CME's $85 Million Christmas Gift. Bah, Humbug!
Nov 29, 2011
Despite the very public collapse of one of its largest members, CME brass may have 85 million reasons to celebrate this holiday season. Tuesday’s preliminary approval of an annual $85 million corporate tax cut by both the Illinois Senate and House suggests that CME management may be more skilled in the Chicago art of strong-arming than the financial oversight of their member firms.
When CME Chairman Terry Duffy addressed the annual shareholders meeting back in June, Illinois corporate taxes were on every attendee’s mind, especially CME "insiders" who own 5.52% of the CME or 3.7 million shares. In his comments Mr. Duffy said, "We’re investigating what would be in the best interest of our shareholders", an implied threat to move corporate headquarters to Texas, Tennessee, or Florida, states that had already offered the CME a new home.
Speaking of Florida, did you catch any of the CME Group Titleholders LPGA season ending golf championship? Me neither. Probably just a coincidence that the CME sponsored a professional golf tournament in Orlando while chatting with Florida lawmakers about a possible move. Either that or those lady golfers are heavy traders of e-mini S&P’s when they’re not on the course.
The CME’s world has changed dramatically since that June shareholders meeting, especially in the past month. The perceived mishandling of the MF bankruptcy prompted an editorial by Crain’s Chicago Business questioning exchange leadership on November 14th which in turn caused CME stock to trade at a 52 week low of $235.23 on November 17th. Most damaging to shareholders was inaction by the world’s largest futures exchange, which has shaken client’s confidence in trading on the CME and futures exchanges worldwide.
Other than a lot of rhetoric, the CME has really done very little in the damage control department other than pledging $50 million to MF clients and offering what is now a $500 million paper guarantee. It should be noted that the $50 million is actually from the CME’s Trust Fund, which is essentially comprised of fees collected from other clearing members. Management may be satisfied with their work but the lifeline of their business, traders and hedgers, are not and once their confidence is lost the CME’s business is in real trouble no matter how many tax breaks they can negotiate.
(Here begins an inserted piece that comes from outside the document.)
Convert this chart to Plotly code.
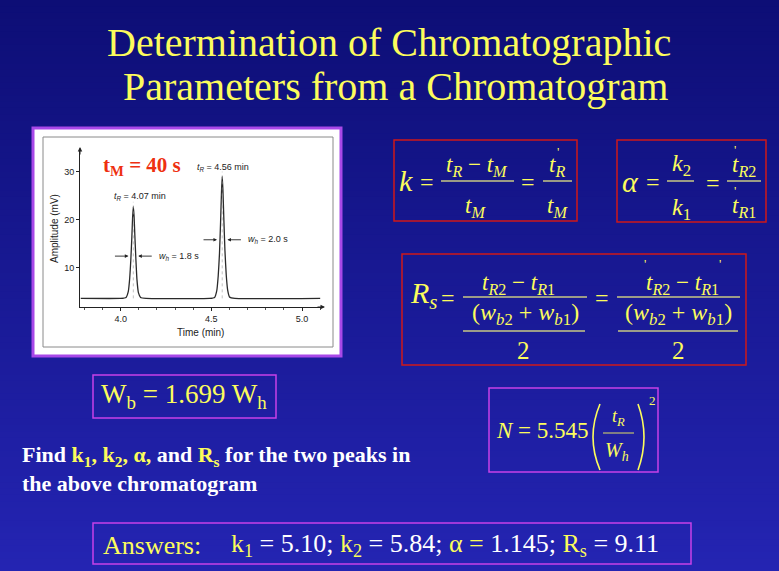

What seems to be lost on the CME is the fact that without this confidence, they have nothing more than an art deco building on West Jackson Boulevard (on which they received $15 million in Chicago tax breaks) and some high-powered technical equipment. They seemingly do not understand that they produce nothing. They don’t grow crops, they don’t produce widgets. They don't have anything to sell except a marketplace for others to buy and sell. They own the store, they don't own the products. Buyers and sellers must have confidence in the CME’s marketplace before they bring their goods to that market.
It has taken countless years and untold amounts of risk capital by thousands of independent traders to get the CME to where it is today. Many have succeeded and many more have failed. The thing they all have in common is that they are the ones who built this country’s futures exchanges into the successes they are today. They are the ones that have put their personal net worth on the line day after day to gain client confidence in marketplaces. It’s neither the management nor the technology; it’s the day traders and the night traders that provide liquidity and confidence to bona fide hedgers throughout the world. It’s a disservice to them for the CME to be merely focused on short-term "shareholders interests".
This all brings us back to where we started, an $85 million tax break. CME CEO Craig Donohue said last week that "the protection of our customers and the integrity of all futures markets continue to be our two chief concerns". Well said, Mr. Donohue. Now you have $85 million to put your money where your mouth is.